The polls are showing that support among the public is still on a knife-edge if and when the costs of withdrawal rise. Already this week the consumer prices index jumped unexpectedly and will rise further as a consequence of the collapse of the pound. Apple this week announced a 25% rise in the price of the products in its App store.

On customs union, May wants Britain to leave the common external tariff but reach some sort of fresh customs agreement. Sensibly, the prime minister made it clear that this country will have to make “appropriate contributions”, the downside of which is that the UK will have no say over Brussels policy – in contrast with Norway, which pays to play.
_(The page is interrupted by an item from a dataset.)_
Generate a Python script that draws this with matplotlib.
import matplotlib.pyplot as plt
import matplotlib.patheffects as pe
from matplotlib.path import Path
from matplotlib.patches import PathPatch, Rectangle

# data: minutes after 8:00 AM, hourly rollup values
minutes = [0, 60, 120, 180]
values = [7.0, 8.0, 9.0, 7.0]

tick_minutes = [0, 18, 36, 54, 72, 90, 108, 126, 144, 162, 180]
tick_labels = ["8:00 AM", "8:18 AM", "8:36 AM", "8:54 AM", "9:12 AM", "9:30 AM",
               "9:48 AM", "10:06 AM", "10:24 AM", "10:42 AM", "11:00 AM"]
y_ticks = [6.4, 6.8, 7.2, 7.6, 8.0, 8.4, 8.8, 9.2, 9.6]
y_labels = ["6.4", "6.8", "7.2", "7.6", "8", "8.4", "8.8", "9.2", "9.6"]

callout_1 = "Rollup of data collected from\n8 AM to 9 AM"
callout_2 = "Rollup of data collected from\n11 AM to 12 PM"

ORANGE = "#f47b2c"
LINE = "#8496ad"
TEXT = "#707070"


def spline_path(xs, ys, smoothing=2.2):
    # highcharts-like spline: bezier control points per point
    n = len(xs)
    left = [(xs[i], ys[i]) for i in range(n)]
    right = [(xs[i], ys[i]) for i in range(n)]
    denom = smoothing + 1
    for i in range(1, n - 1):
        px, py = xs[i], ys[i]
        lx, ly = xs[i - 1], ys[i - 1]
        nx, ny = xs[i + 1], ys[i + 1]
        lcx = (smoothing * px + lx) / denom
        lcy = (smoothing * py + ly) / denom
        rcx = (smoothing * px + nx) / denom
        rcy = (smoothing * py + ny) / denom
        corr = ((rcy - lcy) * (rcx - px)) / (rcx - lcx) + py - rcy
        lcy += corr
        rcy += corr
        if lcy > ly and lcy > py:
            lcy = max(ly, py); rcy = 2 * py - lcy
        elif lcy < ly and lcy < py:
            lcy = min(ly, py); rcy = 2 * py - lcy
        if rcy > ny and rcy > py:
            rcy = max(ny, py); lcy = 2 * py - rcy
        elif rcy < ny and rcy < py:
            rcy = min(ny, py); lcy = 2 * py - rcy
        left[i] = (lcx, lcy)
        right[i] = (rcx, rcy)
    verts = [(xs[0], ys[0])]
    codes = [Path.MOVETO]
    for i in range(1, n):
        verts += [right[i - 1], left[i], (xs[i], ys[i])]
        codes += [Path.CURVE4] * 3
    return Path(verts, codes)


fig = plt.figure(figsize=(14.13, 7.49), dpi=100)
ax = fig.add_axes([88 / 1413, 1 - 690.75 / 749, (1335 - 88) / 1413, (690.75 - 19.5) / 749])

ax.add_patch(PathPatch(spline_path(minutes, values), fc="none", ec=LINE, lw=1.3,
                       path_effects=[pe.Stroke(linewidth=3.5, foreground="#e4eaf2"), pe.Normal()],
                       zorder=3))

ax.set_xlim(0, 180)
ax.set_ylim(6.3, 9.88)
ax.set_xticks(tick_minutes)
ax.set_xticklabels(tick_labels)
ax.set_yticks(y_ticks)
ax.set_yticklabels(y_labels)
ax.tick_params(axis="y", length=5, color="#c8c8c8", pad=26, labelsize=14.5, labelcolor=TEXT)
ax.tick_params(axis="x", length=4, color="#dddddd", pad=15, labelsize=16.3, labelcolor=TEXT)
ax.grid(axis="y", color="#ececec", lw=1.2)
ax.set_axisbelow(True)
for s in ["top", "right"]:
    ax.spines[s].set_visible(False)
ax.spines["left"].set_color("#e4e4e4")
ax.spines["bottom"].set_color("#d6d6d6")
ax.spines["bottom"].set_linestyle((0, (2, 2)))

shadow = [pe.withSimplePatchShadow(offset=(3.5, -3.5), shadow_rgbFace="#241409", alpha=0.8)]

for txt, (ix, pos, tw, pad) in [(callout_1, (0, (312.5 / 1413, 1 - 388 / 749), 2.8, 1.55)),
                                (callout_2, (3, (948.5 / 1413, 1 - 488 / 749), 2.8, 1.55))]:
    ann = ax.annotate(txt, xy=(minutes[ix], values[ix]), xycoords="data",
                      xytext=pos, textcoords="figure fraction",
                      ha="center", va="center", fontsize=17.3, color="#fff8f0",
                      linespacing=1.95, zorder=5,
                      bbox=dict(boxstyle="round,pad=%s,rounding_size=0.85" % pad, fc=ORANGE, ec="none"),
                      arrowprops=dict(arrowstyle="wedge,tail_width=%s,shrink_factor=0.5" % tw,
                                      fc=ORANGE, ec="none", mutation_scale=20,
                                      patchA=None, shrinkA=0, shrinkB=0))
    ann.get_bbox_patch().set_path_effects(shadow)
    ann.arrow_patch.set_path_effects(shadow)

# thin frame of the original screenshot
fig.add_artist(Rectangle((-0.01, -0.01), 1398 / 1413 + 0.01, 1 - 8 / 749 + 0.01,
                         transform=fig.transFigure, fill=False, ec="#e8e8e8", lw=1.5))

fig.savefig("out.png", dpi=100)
Those contributions may have to be high. Why would the rest of the union let the UK get all or even any of the benefits of access on the cheap?
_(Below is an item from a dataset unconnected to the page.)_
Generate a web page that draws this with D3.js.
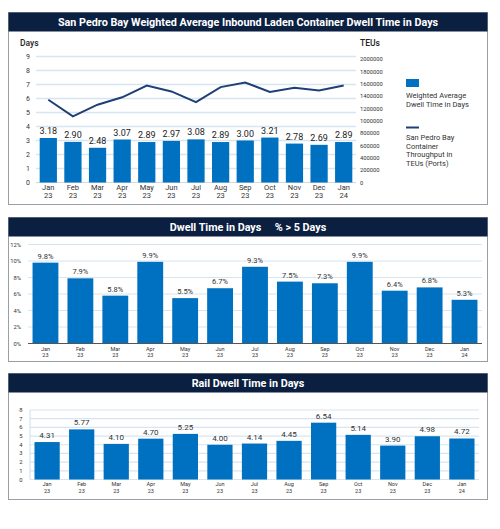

It is going to be difficult to strike such an agreement. Using residency rights as a bargaining chip hasn’t gone down well. The Swedish minister for European affairs, Ann Linde, was in the UK this week, expressing her concerns about the xenophobic abuse that Swedes had been experiencing. When Swedes have anxieties about their future we are probably in big trouble. We are going to need friends in the negotiations, but we don’t seem to have many. The rest of the EU has every incentive to make this very hard for us, in order to scare others off from going down the same path.

A great deal of this is about controlling immigration – yet common travel between Ireland and the UK will apparently remain just that. It’s hard to see how you then restrict entry to the rest of the country for EU nationals. In any case, just about all of the economic analysis shows immigration, especially from the EU, has major benefits here. East Europeans have high employment rates – about 8% higher than those who are UK-born. Pressure on schools and the NHS arises m ostly because the government takes their money and doesn’t use it to provide the services they have paid for.

Support for Brexit is likely to fall if the economy slows and the negative impact on living standards becomes more apparent. People are hurting mostly, in my view, because of the reckless and unnecessary austerity imposed by George Osborne – and that has little or nothing to do with immigration and the EU. This remains the slowest recovery ever. Any deal May can strike over Brexit will probably make that worse.